= European Network for Health Technology Assessment =

European Network for Health Technology Assessment (EUnetHTA) is a network, established to create an effective and sustainable structure for health technology assessment (HTA) across Europe that could develop and implement practical tools to provide reliable, timely, transparent and transferable information to contribute to HTAs in Member States.

The overall strategic objective of the network is to connect public national/regional HTA agencies, research institutions and health ministries, enabling an effective exchange of information and support to policy decisions by the Member States.

EUnetHTA consists of a total of 83 organisations from 27 EU member states plus Norway, Switzerland, Ukraine, and the UK. As part of the EUnetHTA governance structure, an annual Forum has been formed to ensure a transparent engagement with a broad range of stakeholders: representatives from patient and healthcare consumer organisations, healthcare providers, payers (statutory health insurance) and the industry.

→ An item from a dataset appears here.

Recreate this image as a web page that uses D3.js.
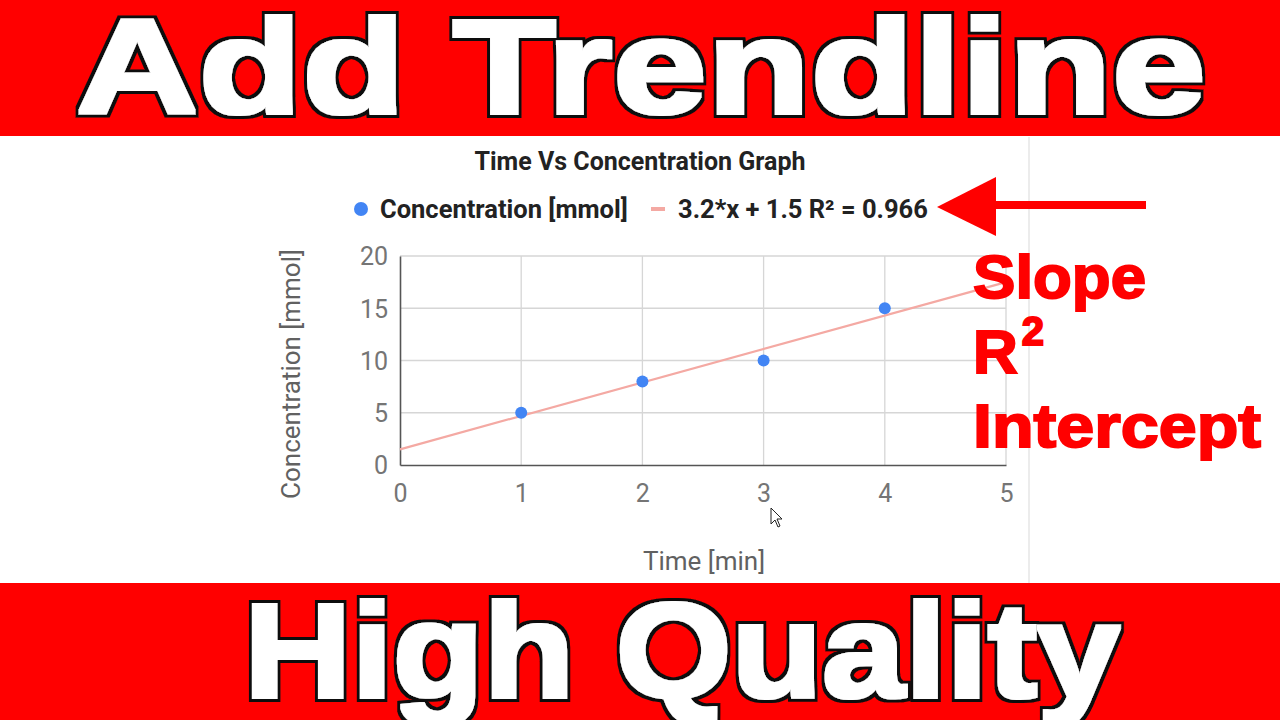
<!DOCTYPE html>
<html>
<head>
<meta charset="utf-8">
<script src="https://cdn.jsdelivr.net/npm/d3@7"></script>
<style>
  html, body { margin: 0; padding: 0; background: #fff; }
  svg { display: block; }
</style>
</head>
<body>
<div id="chart"></div>
<script>
// Chart data
const timeMin = [1, 2, 3, 4];
const concentration = [5, 8, 10, 15];
const xTicks = [0, 1, 2, 3, 4, 5];
const yTicks = [0, 5, 10, 15, 20];
const trendSlope = 3.2;
const trendIntercept = 1.5;
const trendRange = [0, 5];
const legendLabels = ['Concentration [mmol]', '3.2*x + 1.5 R\u00b2 = 0.966'];
const bannerTop = 'Add Trendline';
const bannerBottom = 'High Quality';
const noteLines = ['Slope', 'R', 'Intercept'];

const W = 1280, H = 720;
const font = 'Roboto, "Noto Sans", sans-serif';
const heavy = '"Liberation Sans", Arial, sans-serif';

const svg = d3.select('#chart').append('svg')
    .attr('width', W)
    .attr('height', H);

// outline filter for the banner lettering: thicker white glyphs with a dark rim
const filt = svg.append('defs').append('filter')
    .attr('id', 'outline')
    .attr('x', '-5%').attr('y', '-20%').attr('width', '110%').attr('height', '140%');
filt.append('feMorphology').attr('in', 'SourceAlpha').attr('operator', 'dilate').attr('radius', 2).attr('result', 'thick');
filt.append('feMorphology').attr('in', 'SourceAlpha').attr('operator', 'dilate').attr('radius', 5).attr('result', 'outer');
filt.append('feFlood').attr('flood-color', '#111').attr('result', 'dark');
filt.append('feComposite').attr('in', 'dark').attr('in2', 'outer').attr('operator', 'in').attr('result', 'rim');
filt.append('feFlood').attr('flood-color', '#fff').attr('result', 'light');
filt.append('feComposite').attr('in', 'light').attr('in2', 'thick').attr('operator', 'in').attr('result', 'body');
const merge = filt.append('feMerge');
merge.append('feMergeNode').attr('in', 'rim');
merge.append('feMergeNode').attr('in', 'body');

svg.append('rect').attr('width', W).attr('height', H).attr('fill', '#fff');

// panel separator on the right
svg.append('line')
    .attr('x1', 1029).attr('x2', 1029)
    .attr('y1', 137).attr('y2', 583)
    .attr('stroke', '#d9d9d9').attr('stroke-width', 1);

const x = d3.scaleLinear().domain([0, 5]).range([400, 1006]);
const y = d3.scaleLinear().domain([0, 20]).range([465, 256]);

// grid
const grid = svg.append('g');
grid.selectAll('.vgrid')
    .data(xTicks.slice(1))
    .enter().append('line')
    .attr('x1', d => x(d)).attr('x2', d => x(d))
    .attr('y1', y(20)).attr('y2', y(0))
    .attr('stroke', '#d6d6d6').attr('stroke-width', 1.3);
grid.selectAll('.hgrid')
    .data(yTicks.slice(1))
    .enter().append('line')
    .attr('x1', x(0)).attr('x2', x(5))
    .attr('y1', d => y(d)).attr('y2', d => y(d))
    .attr('stroke', '#d6d6d6').attr('stroke-width', 1.3);

// axes
const xAxis = svg.append('g')
    .attr('transform', `translate(0,${y(0)})`)
    .call(d3.axisBottom(x).tickValues(xTicks).tickFormat(d3.format('d')).tickSize(0).tickPadding(19));
const yAxis = svg.append('g')
    .attr('transform', `translate(${x(0)},0)`)
    .call(d3.axisLeft(y).tickValues(yTicks).tickSize(0).tickPadding(12));
[xAxis, yAxis].forEach(a => {
    a.select('.domain').attr('stroke', '#555').attr('stroke-width', 1.6);
    a.selectAll('text')
        .style('font-family', font)
        .style('font-size', '25px')
        .attr('fill', '#757575');
});
yAxis.selectAll('text').attr('dy', '0.35em');

// trendline
const trendLine = d3.line()
    .x(d => x(d))
    .y(d => y(trendSlope * d + trendIntercept));
svg.append('path')
    .datum(trendRange)
    .attr('fill', 'none')
    .attr('stroke', '#f4a9a3')
    .attr('stroke-width', 2.2)
    .attr('d', trendLine);

// points
svg.selectAll('.dot')
    .data(timeMin)
    .enter().append('circle')
    .attr('class', 'dot')
    .attr('cx', d => x(d))
    .attr('cy', (d, i) => y(concentration[i]))
    .attr('r', 6)
    .attr('fill', '#4285f4');

// axis titles
svg.append('text')
    .attr('x', 704).attr('y', 570)
    .attr('text-anchor', 'middle')
    .style('font-family', font).style('font-size', '26px')
    .attr('fill', '#616161')
    .text('Time [min]');
svg.append('text')
    .attr('transform', 'translate(300,374) rotate(-90)')
    .attr('text-anchor', 'middle')
    .style('font-family', font).style('font-size', '26px')
    .attr('fill', '#616161')
    .text('Concentration [mmol]');

// title
svg.append('text')
    .attr('x', 640).attr('y', 170)
    .attr('text-anchor', 'middle')
    .style('font-family', font).style('font-size', '25px').style('font-weight', 'bold')
    .attr('fill', '#222')
    .text('Time Vs Concentration Graph');

// legend
svg.append('circle')
    .attr('cx', 361).attr('cy', 209).attr('r', 7)
    .attr('fill', '#4285f4');
svg.append('text')
    .attr('x', 380).attr('y', 218)
    .style('font-family', font).style('font-size', '25.5px').style('font-weight', 'bold')
    .attr('fill', '#222')
    .text(legendLabels[0]);
svg.append('line')
    .attr('x1', 651).attr('x2', 665)
    .attr('y1', 209).attr('y2', 209)
    .attr('stroke', '#f4a9a3').attr('stroke-width', 4);
svg.append('text')
    .attr('x', 678).attr('y', 218)
    .style('font-family', font).style('font-size', '25.5px').style('font-weight', 'bold')
    .attr('fill', '#222')
    .text(legendLabels[1]);

// red arrow pointing at the equation
svg.append('rect')
    .attr('x', 990).attr('y', 201)
    .attr('width', 156).attr('height', 8)
    .attr('fill', '#f00');
svg.append('path')
    .attr('d', 'M937,207 L996,177 L996,236 Z')
    .attr('fill', '#f00');

// mouse cursor left in the screenshot
svg.append('path')
    .attr('d', 'M771,508 L771,524 L775,520 L778,527 L780,526 L777,519 L782,519 Z')
    .attr('fill', '#fff').attr('stroke', '#222').attr('stroke-width', 1);

// annotation text
const note = svg.append('g')
    .style('font-family', heavy)
    .style('font-weight', 'bold')
    .attr('fill', '#f00')
    .attr('stroke', '#f00')
    .attr('stroke-width', 2);
note.append('text').attr('x', 973).attr('y', 298)
    .style('font-size', '62px')
    .attr('textLength', 173).attr('lengthAdjust', 'spacingAndGlyphs')
    .text(noteLines[0]);
note.append('text').attr('x', 973).attr('y', 373)
    .style('font-size', '62px')
    .text(noteLines[1])
    .append('tspan')
    .attr('dx', 4).attr('dy', -28)
    .style('font-size', '40px')
    .text('2');
note.append('text').attr('x', 973).attr('y', 447)
    .style('font-size', '62px')
    .attr('textLength', 288).attr('lengthAdjust', 'spacingAndGlyphs')
    .text(noteLines[2]);

// banners
svg.append('rect').attr('x', 0).attr('y', 0).attr('width', W).attr('height', 136).attr('fill', '#f00');
svg.append('rect').attr('x', 0).attr('y', 583).attr('width', W).attr('height', H - 583).attr('fill', '#f00');

function banner(label, bx, by, size, len) {
    svg.append('text')
        .attr('x', bx).attr('y', by)
        .style('font-family', heavy).style('font-weight', 'bold').style('font-size', size + 'px')
        .attr('textLength', len).attr('lengthAdjust', 'spacingAndGlyphs')
        .attr('fill', '#fff')
        .attr('filter', 'url(#outline)')
        .text(label);
}
banner(bannerTop, 76, 113, 134, 1130);
banner(bannerBottom, 244, 697, 134, 876);
</script>
</body>
</html>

The EUnetHTA Joint Action 2 (2012–2015) continued the activities of Joint Action 1 (2010–2012) on October 1, 2012, and developed a general strategy, principles and an implementation proposal for a sustainable European HTA collaboration according to the requirements of Article 15 of the Directive for cross-border healthcare. EUnetHTA Joint Action 3 (2016-2021) increased the use, quality and efficiency of joint HTA work at the European level.  EUnetHTA 21 (2021-2023) work will build on the achievements and lessons learned from the EUnetHTA Joint Actions and focus on supporting a future EU HTA system under the HTA Regulation.

EUnetHTA supports evidence-based, sustainable, and equitable choices in healthcare and health technologies and supports re-use in regional and national HTA reports and activities.

To develop a voluntary, sustainable European Collaboration on HTA, the model focusses on  supporting Members States in receiving HTA-relevant information that is objective, reliable, timely, and comparable.